Phoenix Police staffing currently sits at 2,859 sworn personnel. To re-cap, City Manager Ed Zuercher previously set a goal for the department to be staffed up to a level of 3,125 sworn by July of 2018. He also settled on 3,125, not because it’s what we is needed to properly staff the department, but because “Its’ what we can afford.” Keep in mind that 3,125 officers is approximately 260 fewer sworn officers than we had in 2008, one decade ago, when the City stopped hiring police officers to save money. Phoenix recently surpassed Philadelphia as the 5th largest city in the country and has been declared the fastest growing city in the country. If you drive around our 530 square miles of real estate, you will see plenty of new development where there was raw desert or farmland and a large number of redevelopment and infill projects in other parts of the city, including massive projects in and around the Downtown area, which will spur a huge population growth.
Well, July has come and gone and we are still 266 short of the 3,125 target goal.
More importantly, for a city the size of Phoenix, we should be staffing at a ratio of 2.5 officers per 1000 citizens. This would translate into a total sworn force of about 4,200.
To be generous, lets knock 200 off that and go with a round number of 4,000 sworn. In comparison to where we are right now, that still leaves us 1,141 officers short.
In July of 2017, PD staffing was 2,792. We are at now at 2,859 which translates to a net gain of 67 officers in a span of 13 months. That’s an average of five officers per month through the pipeline.
At current hiring rates it would take 228 months to bring staffing up to 4,000 sworn. That’s 19 years. Let that sink in for a minute. To say our current hiring model is broken is an understatement. When funds for out of state recruiting have been cut off and you have sunk to the point of recruiting at Goodwill centers… Well, you can draw your own conclusions on that one.
Its time for Police Management and City leaders to get off the dime and get serious about police staffing.
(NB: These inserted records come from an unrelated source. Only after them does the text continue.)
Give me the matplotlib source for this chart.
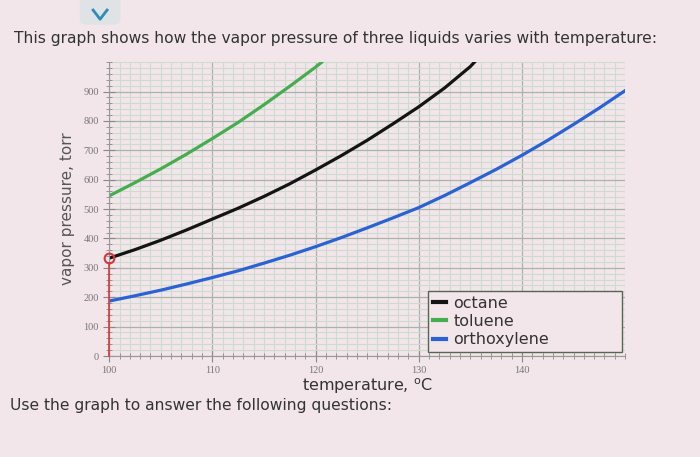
import matplotlib
matplotlib.use("Agg")
import matplotlib.pyplot as plt
from matplotlib.patches import FancyBboxPatch

# temperatures (deg C) and vapor pressures (torr)
t_octane = [100, 102.5, 105, 107.5, 110, 112.5, 115, 117.5, 120, 122.5, 125, 127.5, 130, 132.5, 135, 135.4]
p_octane = [333, 362, 394, 429, 466, 503, 543, 586, 633, 682, 734, 790, 848, 912, 985, 1000]

t_toluene = [100, 102.5, 105, 107.5, 110, 112.5, 115, 117.5, 120, 120.6]
p_toluene = [545, 590, 637, 687, 740, 795, 855, 918, 983, 1000]

t_oxylene = [100, 102.5, 105, 107.5, 110, 112.5, 115, 117.5, 120, 122.5, 125, 127.5,
             130, 132.5, 135, 137.5, 140, 142.5, 145, 147.5, 150]
p_oxylene = [187, 205, 224, 245, 267, 290, 316, 343, 372, 403, 436, 470,
             505, 546, 590, 635, 683, 734, 788, 844, 903]

x_ticks = [100, 110, 120, 130, 140]
y_ticks = [0, 100, 200, 300, 400, 500, 600, 700, 800, 900]

bg = "#f2e6ea"
fig = plt.figure(figsize=(7, 4.57), dpi=100, facecolor=bg)

# little collapse button at the top
btn = FancyBboxPatch((0.118, 0.95), 0.05, 0.06, boxstyle="round,pad=0.004,rounding_size=0.01",
                     transform=fig.transFigure, facecolor="#dfe3e6", edgecolor="none")
fig.patches.append(btn)
fig.lines.append(plt.Line2D([0.133, 0.143, 0.153], [0.978, 0.958, 0.978],
                            transform=fig.transFigure, color="#2a8fb5", lw=2))

fig.text(0.02, 0.915, "This graph shows how the vapor pressure of three liquids varies with temperature:",
         fontsize=11.2, color="#333333", family="DejaVu Sans", va="center")
fig.text(0.014, 0.113, "Use the graph to answer the following questions:",
         fontsize=11.2, color="#333333", family="DejaVu Sans", va="center")

ax = fig.add_axes([0.156, 0.221, 0.737, 0.643])
ax.set_facecolor(bg)

ax.plot(t_octane, p_octane, color="#141414", lw=2.3, label="octane")
ax.plot(t_toluene, p_toluene, color="#45ad4f", lw=2.3, label="toluene")
ax.plot(t_oxylene, p_oxylene, color="#2a62d4", lw=2.3, label="orthoxylene")

# selection marker on the octane curve
ax.plot([100, 100], [0, 318], color="#d23a3a", lw=1.2, clip_on=False, zorder=5)
ax.plot([100], [333], marker="o", ms=7, mfc="none", mec="#d23a3a", mew=1.5, clip_on=False, zorder=6)

ax.set_xlim(100, 150)
ax.set_ylim(0, 1000)
ax.set_xticks(x_ticks)
ax.set_yticks(y_ticks)
ax.set_xticks(range(100, 151), minor=True)
ax.set_yticks(range(0, 1001, 20), minor=True)
ax.grid(which="minor", color="#cddccf", lw=0.8)
ax.grid(which="major", color="#a9b3aa", lw=0.9)
ax.tick_params(which="both", direction="inout", colors="#888888", labelsize=7.5)
ax.tick_params(which="major", length=8)
ax.tick_params(which="minor", length=5)
for lab in ax.get_xticklabels() + ax.get_yticklabels():
    lab.set_family("Liberation Serif")
    lab.set_color("#777777")
for s in ["top", "right"]:
    ax.spines[s].set_visible(False)
ax.spines["left"].set_color("#999999")
ax.spines["bottom"].set_color("#999999")

ax.set_ylabel("vapor pressure, torr", fontsize=11, color="#555555", labelpad=6)
ax.set_xlabel("temperature, $\\mathregular{^oC}$", fontsize=11.5, color="#333333", labelpad=1)

leg = ax.legend(loc="lower left", bbox_to_anchor=(0.618, 0.014, 0.376, 0.22), mode="expand",
                borderaxespad=0, fontsize=11.5, handlelength=0.8, handletextpad=0.5,
                borderpad=0.3, labelspacing=0.2, fancybox=False, framealpha=1,
                facecolor=bg, edgecolor="#556655")
for t in leg.get_texts():
    t.set_color("#333333")
for h in leg.get_lines():
    h.set_linewidth(3)

fig.savefig("out.png", dpi=100, facecolor=bg)
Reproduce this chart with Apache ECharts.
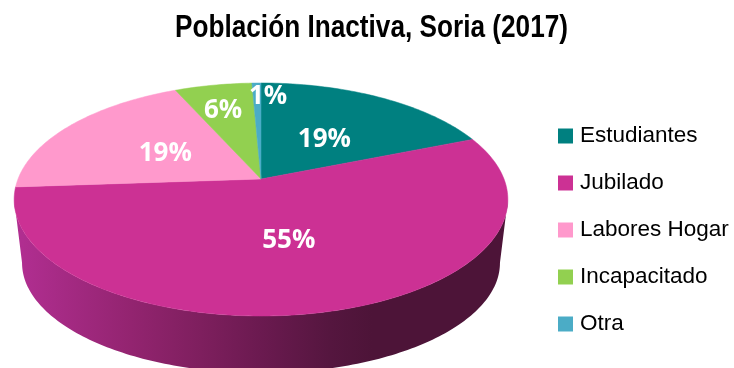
<!DOCTYPE html>
<html><head><meta charset="utf-8">
<style>html,body{margin:0;padding:0;background:#fff}#c{width:734px;height:368px}</style>
<script src="https://cdn.jsdelivr.net/npm/echarts@6/dist/echarts.min.js"></script>
</head><body><div id="c"></div>
<script>
const titleText = 'Población Inactiva, Soria (2017)';
const categories = ['Estudiantes', 'Jubilado', 'Labores Hogar', 'Incapacitado', 'Otra'];
const values = [18.9, 55, 19.4, 6, 0.7];
const colors = ['#008080', '#CC3194', '#FF99CC', '#92D050', '#4BACC6'];

// view geometry of the tilted disc
const CX = 261, CY = 179, RX = 243, RY = 112.9, K = 0.176;
const WALL_DX = 0.968, WALL_DY = 0.945, WALL_DROP = 64.6;
const LABEL_R = [0.5, 0.5, 0.5, 0.72, 0.85];
const LABEL_SHIFT_X = [0, -2, 4, -2, 11];
const LABEL_SHIFT_Y = [4, 1, 2, 2, 1];
const total = values.reduce((a, b) => a + b, 0);

function facePoint(deg, r) {
  const t = deg * Math.PI / 180, x = Math.sin(t) * r, y = -Math.cos(t) * r, w = 1 - K * y;
  return [CX + RX * x / w, CY + RY * y / w];
}
function basePoint(deg) {
  const p = facePoint(deg, 1);
  return [CX + (p[0] - CX) * WALL_DX, CY + WALL_DROP + (p[1] - CY) * WALL_DY];
}
function arc(fn, a, b) {
  const pts = [], n = Math.max(2, Math.ceil(Math.abs(b - a)));
  for (let i = 0; i <= n; i++) pts.push(fn(a + (b - a) * i / n));
  return pts;
}
const wallFill = {
  type: 'linear', global: true, x: 22, y: 0, x2: 372, y2: 0,
  colorStops: [
    { offset: 0, color: '#B02E90' }, { offset: 0.31, color: '#932470' },
    { offset: 0.51, color: '#7E1F5E' }, { offset: 0.68, color: '#6B1A50' },
    { offset: 0.88, color: '#55163F' }, { offset: 1, color: '#4D1438' }
  ]
};

function renderSlice(params, api) {
  const idx = params.seriesIndex, v = api.value(0), c = api.value(1);
  const a = c / total * 360, b = (c + v) / total * 360, mid = (a + b) / 2;
  const children = [];
  const wa = Math.max(a, 100), wb = Math.min(b, 260);
  if (wb > wa) {
    const t = arc(d => facePoint(d, 1), wa, wb), bt = arc(basePoint, wb, wa);
    children.push({ type: 'polygon', shape: { points: t.concat(bt) }, style: { fill: wallFill } });
  }
  const face = [[CX, CY]].concat(arc(d => facePoint(d, 1), a, b));
  children.push({ type: 'polygon', shape: { points: face }, style: { fill: colors[idx], stroke: colors[idx], lineWidth: 0.5 } });
  const lp = facePoint(mid, LABEL_R[idx]);
  children.push({ type: 'text', style: {
    text: Math.round(v) + '%', x: lp[0] + LABEL_SHIFT_X[idx], y: lp[1] + LABEL_SHIFT_Y[idx], fill: '#fff',
    font: 'bold 26px "Open Sans"', textAlign: 'center', textVerticalAlign: 'middle' } });
  return { type: 'group', children };
}

let cum = 0;
const series = categories.map((name, i) => {
  const d = [[values[i], cum]]; cum += values[i];
  return { type: 'custom', name, coordinateSystem: 'none', renderItem: renderSlice, data: d,
    itemStyle: { color: colors[i] }, animation: false, silent: true };
});

echarts.init(document.getElementById('c'), null, { renderer: 'canvas' }).setOption({
  animation: false,
  backgroundColor: '#fff',
  graphic: [{ type: 'text', x: 371.5, y: 28, scaleX: 0.845, silent: true,
    style: { text: titleText, fill: '#000', font: 'bold 31px "Liberation Sans"', textAlign: 'center', textVerticalAlign: 'middle' } }],
  legend: { data: categories, orient: 'vertical', left: 558, top: 124, icon: 'rect',
    itemWidth: 15, itemHeight: 15, itemGap: 23, padding: 0, selectedMode: false,
    textStyle: { fontFamily: '"Liberation Sans"', fontSize: 22.5, lineHeight: 24, color: '#000', padding: [0, 0, 0, 2] } },
  series
});
</script></body></html>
PLEA has made the following points in the past but they bear repeating:
- It’s no secret public safety is expensive. It’s the job of the Mayor and Council to find the necessary funds to properly staff the public safety machine yet, time and again they have chosen to ignore the crisis in front of their faces and kick the can down the road.
- Lack of funding and concerns over racial demographics have crippled the hiring process. When ethnicity takes precedence over qualifications, it can create a throttling effect slowing the movement of otherwise qualified applicants through the process.
- Money needs to be made available for out of state recruiting and we need to be aggressively recruiting at military bases.
- If it’s demographics you want, The military is a virtual melting pot of society. There is an amazing cultural cross-section in the citizen soldiers coming out of the various branches of our military.
- Approximately 700 officers, almost 1/3 of the department, could retire tomorrow if they wanted.
- A decade of continual pay and benefits cuts combined with a spike in public attacks against police have contributed to huge declines in morale.
- Short staffing contributes to serious officer safety concerns as well as the increase we are seeing in officer involved shootings.
- A police department that is in crisis and plagued with morale issues means many officers don’t see the value in staying around any longer than they absolutely have to.
- More and more are looking for the exits, which further exacerbates the staffing problem.
A city government that stops hiring for over six years, that stands by while bodies pour out the doors leaving public safety dangerously crippled, is negligent and could be viewed by many as a form of malfeasance.
Cops are placed in danger by being forced to do more with less often responding on calls with high violence potential without adequate backup resulting in a domino effect that, in turn, translates into lack of proper service to citizens putting them at increased risk.